Here are the facts. The audiobook is read by a woman with an Australian accent. The story is of a woman sheep farmer on an island off the coast of England who we gradually come to learn has escaped a traumatic past in Western Australia. She is a strong, tall woman with terrible scars on her back. Some of the WA bits are clearly researched rather than lived. Evie Wyld was born in and lives in England, and this is her second novel.

I listened on the way home from Sydney over the weekend and on my first day off thought I would do some googling. Evie Wyld was born in 1980 in London. Her mother was/is Australian and the family spent some time on Evie’s grandparents’ property on the NSW north coast. And …

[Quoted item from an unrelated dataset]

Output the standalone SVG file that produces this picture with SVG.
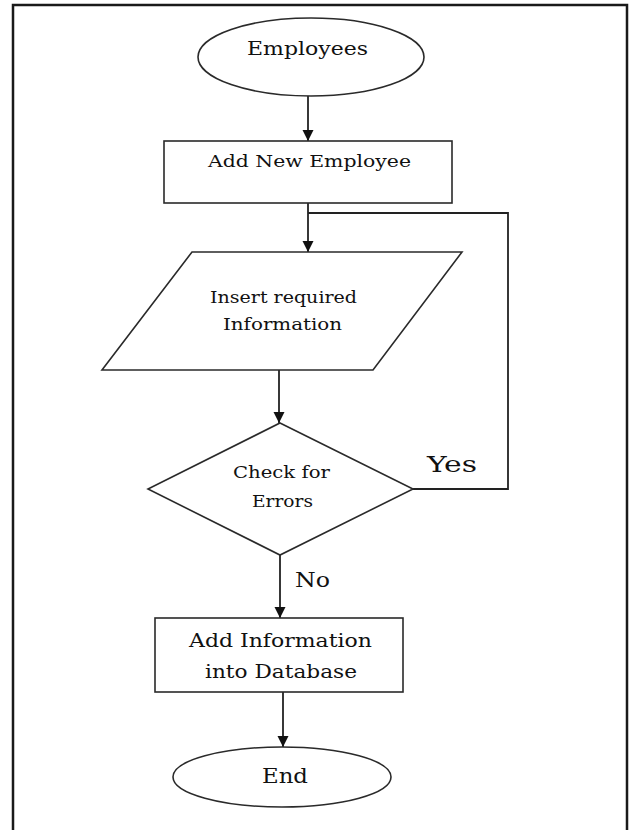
<svg xmlns="http://www.w3.org/2000/svg" width="631" height="830" viewBox="0 0 631 830">
  <style>
    .shape { fill: #ffffff; stroke: #2a2a2a; stroke-width: 1.6; }
    .conn { fill: none; stroke: #222222; stroke-width: 1.8; }
    .label { font-family: "DejaVu Serif", "Liberation Serif", serif; fill: #111111; text-anchor: start; }
  </style>
  <defs>
    <marker id="arrow" markerUnits="userSpaceOnUse" markerWidth="12" markerHeight="13" refX="11" refY="5.5" orient="auto">
      <path d="M0,0 L11,5.5 L0,11 Z" fill="#111111"/>
    </marker>
  </defs>

  <rect x="0" y="0" width="631" height="830" fill="#ffffff"/>
  <!-- page frame (open at the bottom) -->
  <path d="M13,830 V5 H627 V830" fill="none" stroke="#1a1a1a" stroke-width="2.5"/>

  <g id="connectors">
    <line class="conn" x1="308" y1="96" x2="308" y2="141" marker-end="url(#arrow)"/>
    <line class="conn" x1="308" y1="203" x2="308" y2="252" marker-end="url(#arrow)"/>
    <polyline class="conn" points="308,213 508,213 508,489 413,489"/>
    <line class="conn" x1="279" y1="370" x2="279" y2="423" marker-end="url(#arrow)"/>
    <line class="conn" x1="280" y1="555" x2="280" y2="618" marker-end="url(#arrow)"/>
    <line class="conn" x1="283" y1="692" x2="283" y2="747" marker-end="url(#arrow)"/>
    <text class="label" x="427" y="472" font-size="23" textLength="50" lengthAdjust="spacingAndGlyphs">Yes</text>
    <text class="label" x="295" y="587" font-size="21" textLength="35" lengthAdjust="spacingAndGlyphs">No</text>
  </g>

  <g id="employees">
    <ellipse class="shape" cx="311" cy="57" rx="113" ry="39"/>
    <text class="label" x="247" y="55" font-size="18" textLength="121" lengthAdjust="spacingAndGlyphs">Employees</text>
  </g>

  <g id="add-new-employee">
    <rect class="shape" x="164" y="141" width="288" height="62"/>
    <text class="label" x="208" y="167" font-size="16" textLength="203" lengthAdjust="spacingAndGlyphs">Add New Employee</text>
  </g>

  <g id="insert-information">
    <polygon class="shape" points="192,252 462,252 373,370 102,370"/>
    <text class="label" x="210" y="303" font-size="16" textLength="147" lengthAdjust="spacingAndGlyphs">Insert required</text>
    <text class="label" x="223" y="330" font-size="16" textLength="119" lengthAdjust="spacingAndGlyphs">Information</text>
  </g>

  <g id="check-errors">
    <polygon class="shape" points="280,423 413,489 280,555 148,489"/>
    <text class="label" x="233" y="478" font-size="17" textLength="97" lengthAdjust="spacingAndGlyphs">Check for</text>
    <text class="label" x="252" y="507" font-size="17" textLength="61" lengthAdjust="spacingAndGlyphs">Errors</text>
  </g>

  <g id="add-to-database">
    <rect class="shape" x="155" y="618" width="248" height="74"/>
    <text class="label" x="189" y="647" font-size="19" textLength="183" lengthAdjust="spacingAndGlyphs">Add Information</text>
    <text class="label" x="205" y="678" font-size="19" textLength="152" lengthAdjust="spacingAndGlyphs">into Database</text>
  </g>

  <g id="end">
    <ellipse class="shape" cx="282" cy="777" rx="109" ry="30"/>
    <text class="label" x="262" y="783" font-size="20" textLength="46" lengthAdjust="spacingAndGlyphs">End</text>
  </g>
</svg>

All the Birds, Singing was the winner of the 2014 Miles Franklin. Who knew!

The shortlist for that year included, Richard Flanagan’s The Narrow Road to the Deep North, Tim Winton’s Eyrie and Alexis Wright’s The Swan Book – which may well be the book of the century let alone the year, what were the judges thinking! (My reviews here, here, here). Still, Wyld’s is a strong novel and a refreshing take on the Independent Woman, most reminiscent probably of Nikki Gemmell’s Alice Springs.

The story begins with Jake Whyte – an Australian woman – discovering a gutted sheep on her little farm on an isolated English island. For a long time she suspects the local kids but there is a ‘shape’ that moves in and out of the woods. The novel alternates backwards and forwards between England and Jake’s past in Western Australia. In the West she is a rouseabout in a shearing team out from Kambalda. I don’t think Wyld has ever seen shearing or been to the West, but if you haven’t either then you won’t notice. I can’t help myself saying though that Kambalda is a very ‘suburban’ mining town, built in the 1960s and doesn’t have any tin shed pubs.

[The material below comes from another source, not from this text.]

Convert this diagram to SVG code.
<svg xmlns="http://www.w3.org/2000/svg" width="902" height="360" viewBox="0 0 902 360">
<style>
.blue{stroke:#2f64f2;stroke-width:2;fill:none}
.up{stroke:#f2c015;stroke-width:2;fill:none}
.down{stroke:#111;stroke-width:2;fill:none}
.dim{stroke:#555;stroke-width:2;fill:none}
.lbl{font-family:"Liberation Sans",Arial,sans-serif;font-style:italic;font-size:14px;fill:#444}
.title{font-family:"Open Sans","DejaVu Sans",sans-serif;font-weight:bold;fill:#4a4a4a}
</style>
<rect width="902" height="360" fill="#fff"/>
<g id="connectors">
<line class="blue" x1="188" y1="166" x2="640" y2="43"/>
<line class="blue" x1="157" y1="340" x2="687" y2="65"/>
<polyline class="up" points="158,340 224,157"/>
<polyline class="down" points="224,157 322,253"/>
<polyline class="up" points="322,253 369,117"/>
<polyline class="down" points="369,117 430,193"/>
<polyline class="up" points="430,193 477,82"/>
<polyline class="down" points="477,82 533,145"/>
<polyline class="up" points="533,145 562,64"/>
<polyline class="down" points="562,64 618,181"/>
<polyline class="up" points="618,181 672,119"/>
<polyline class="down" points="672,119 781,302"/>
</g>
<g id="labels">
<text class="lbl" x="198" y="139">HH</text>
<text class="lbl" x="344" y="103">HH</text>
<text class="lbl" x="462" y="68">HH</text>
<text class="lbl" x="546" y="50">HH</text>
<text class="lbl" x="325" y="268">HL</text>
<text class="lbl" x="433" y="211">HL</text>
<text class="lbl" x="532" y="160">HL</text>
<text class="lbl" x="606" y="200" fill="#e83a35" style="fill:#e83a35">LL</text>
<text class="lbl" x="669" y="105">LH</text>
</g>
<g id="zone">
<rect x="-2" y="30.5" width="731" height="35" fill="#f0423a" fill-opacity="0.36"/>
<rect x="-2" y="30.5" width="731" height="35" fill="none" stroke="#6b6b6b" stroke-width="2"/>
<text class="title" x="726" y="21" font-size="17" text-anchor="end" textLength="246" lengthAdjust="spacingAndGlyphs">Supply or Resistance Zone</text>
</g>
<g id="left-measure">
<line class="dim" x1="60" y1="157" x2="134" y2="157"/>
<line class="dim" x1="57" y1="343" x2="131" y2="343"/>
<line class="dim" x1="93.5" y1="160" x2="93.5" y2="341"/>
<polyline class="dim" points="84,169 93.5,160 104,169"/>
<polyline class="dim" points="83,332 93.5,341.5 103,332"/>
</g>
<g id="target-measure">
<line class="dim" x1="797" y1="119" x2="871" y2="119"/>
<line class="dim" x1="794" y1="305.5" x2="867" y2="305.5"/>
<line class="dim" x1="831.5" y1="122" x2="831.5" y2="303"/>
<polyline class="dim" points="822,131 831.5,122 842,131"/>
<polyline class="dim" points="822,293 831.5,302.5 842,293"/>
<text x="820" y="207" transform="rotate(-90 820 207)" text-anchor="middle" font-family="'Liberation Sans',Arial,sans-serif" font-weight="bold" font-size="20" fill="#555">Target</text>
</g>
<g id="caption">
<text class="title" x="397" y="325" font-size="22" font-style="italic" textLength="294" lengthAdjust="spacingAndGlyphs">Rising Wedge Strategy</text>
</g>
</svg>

Just as we are getting to know the shearers, the Australian chapters start moving backwards in time, first by hints, then by descriptions of her earlier life, held as a sex slave maybe by an old man on a remote property between Port Hedland and Marble Bar. And yes, that’s tropical cattle country, not sheep country. The boundary between cattle and sheep was always south of the Tropic of Capricorn and with the decline in the wool industry and the depredations of wild dogs has moved maybe 400 kms further south in the 20 years I’ve been back in the West. But anyway, the old man teaches her a bit about sheep farming which she uses to get her rouseabout job.

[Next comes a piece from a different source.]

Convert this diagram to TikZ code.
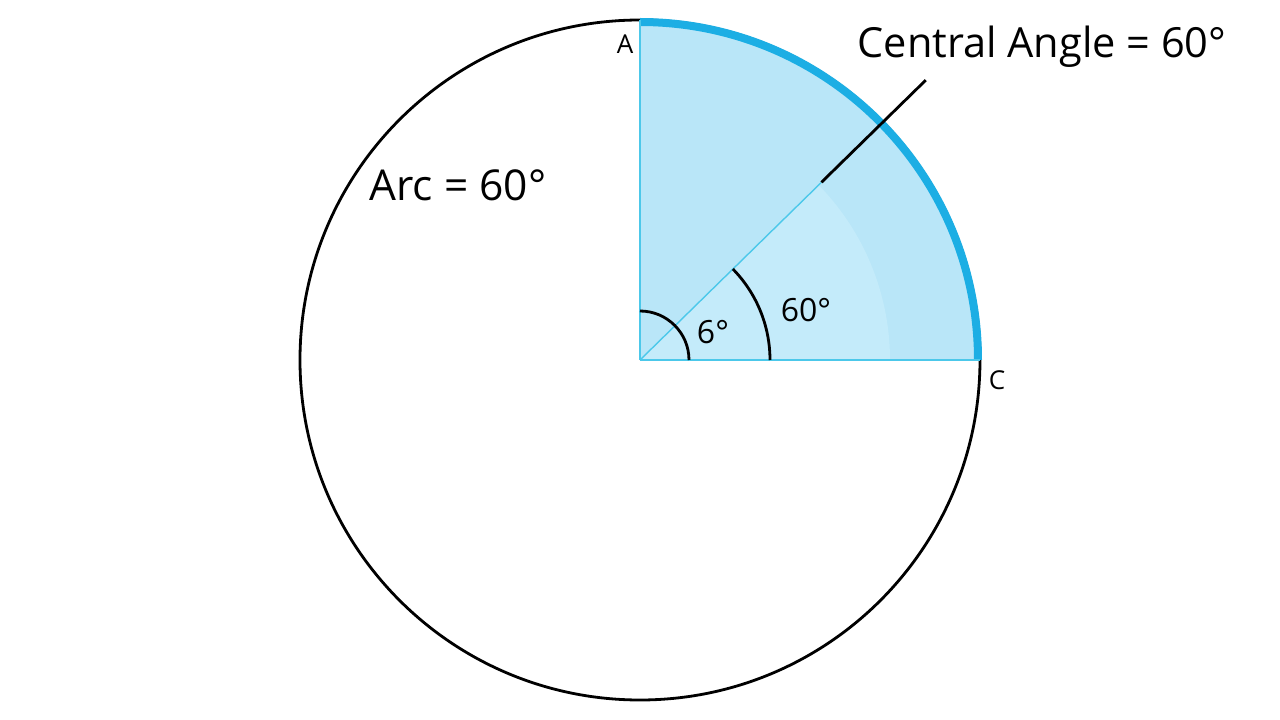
\documentclass[tikz,border=0pt]{standalone}
\usepackage{fontspec}
\setmainfont{Open Sans}
\begin{document}
\begin{tikzpicture}[x=1pt,y=1pt,
  lbl/.style={inner sep=0pt, font=\fontsize{41.5}{44}\selectfont},
  lblb/.style={inner sep=0pt, font=\fontsize{42.5}{46}\selectfont},
  anglbl/.style={inner sep=0pt, font=\fontsize{32}{36}\selectfont},
  ptlbl/.style={inner sep=0pt, font=\fontsize{26}{30}\selectfont},
  thinline/.style={draw=linecyan, line width=1.4pt},
  anglearc/.style={draw=black, line width=2.8pt}
]
\definecolor{sectorfill}{HTML}{B9E6F8}
\definecolor{innerfill}{HTML}{C4EBFA}
\definecolor{arcblue}{HTML}{1CAEE4}
\definecolor{linecyan}{HTML}{4CC8EA}
\useasboundingbox (-640,-360) rectangle (640,360);
\fill[white] (-640,-360) rectangle (640,360);
\coordinate (O) at (0,0);
\coordinate (A) at (90:340);
\coordinate (Cp) at (0:340);
\coordinate (M) at (44.4:254);
\coordinate (L) at (44.4:400);
% sector
\fill[sectorfill] (O) -- (Cp) arc[start angle=0,end angle=90,radius=340] -- cycle;
\fill[innerfill] (O) -- (0:250) arc[start angle=0,end angle=44.4,radius=250] -- cycle;
% circle
\draw[black, line width=2.8pt] (O) circle[radius=340];
% thick arc
\draw[arcblue, line width=8pt] (0:338) arc[start angle=0,end angle=90,radius=338];
% thin lines
\draw[thinline] (O) -- (A);
\draw[thinline] (O) -- (Cp);
\draw[thinline] (O) -- (M);
% leader
\draw[black, line width=2.8pt] (M) -- (L);
% angle arcs
\draw[anglearc] (0:49) arc[start angle=0,end angle=90,radius=49];
\draw[anglearc] (0:130) arc[start angle=0,end angle=44.4,radius=130];
% labels
\node[anglbl] (six) at (73,28) {6°};
\node[anglbl] (sixty) at (166,50) {60°};
\node[ptlbl] (la) at (-15,316) {A};
\node[ptlbl] (lc) at (357,-20) {C};
\node[lbl] (central) at (402,313) {Central Angle = 60°};
\node[lblb] (arc) at (-182,175) {Arc = 60°};
\end{tikzpicture}
\end{document}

It’s too hot, but I like the way my arms feel like they’re full of warm oil, and sweat runs down them in sheets soaking the sides of my singlet. There’s an ache in the bottom of my spine from bending and lifting, but it beats lying on my bed at Otto’s waiting for the day to be over. I catch myself smiling as I throw another fleece onto the table and Denis nods to me, impressed.

It would unwind the narrative tension to say more about the situation she gets herself into with the old man, Otto, but it’s well done.

We go back further. School days in country Wyld has lived in, the NSW north coast. An Aboriginal boyfriend. A bushfire.

Back in the ‘present’, we meet the man she bought the farm off, who has retired nearby but helps her out from time to time, or provides commentary if she’s not in immediate danger; his delinquent son and the son’s girlfriend; and a well-spoken alcoholic she discovers sleeping in the barn and who never quite gets round to leaving. The ‘shadow’ keeps taking sheep. And throughout, the birds sing out or cry warnings. (Evie, there are no kookaburras in Western Australia).

A good book, very good even, but not in the same league as The Swan Book.

 

Evie Wyld,  All the Birds, Singing, 2013. Audiobook: Blackstone, Read by Cat Gould.

Sue, Whispering Gum’s review (here), but she seems also to have mentioned Wyld quite often in the context of awards and women’s writing. If you put Wyld in her search box it brings up ten or so listings. Check them out.

Lisa ANZLL has reviewed Wyld’s earlier After the Fire, A Still Small Voice (here) but All the Birds, Singing must still be on the MF TBR.

Recent audiobooks

Stuart Woods (M, USA), Quick and Dirty (2017)
Helen Sedgwick (F, Sco), The Comet Seekers (2016)
Yrsa Sigurdardóttir (F, Fin), Last Rituals (2007)
Rio Youers (M, USA), The Forgotten Girl (2017)

Currently reading

Dale Spender, Mothers of the Novel.
Frank Moorhouse, The Drover’s Wife (2017)
I’ve been carrying around Peggy Frew’s Hope Farm, but woman farmer! so will start on Mary Grant Bruce, Billabong’s Daughter for AWW Gen 2 Week.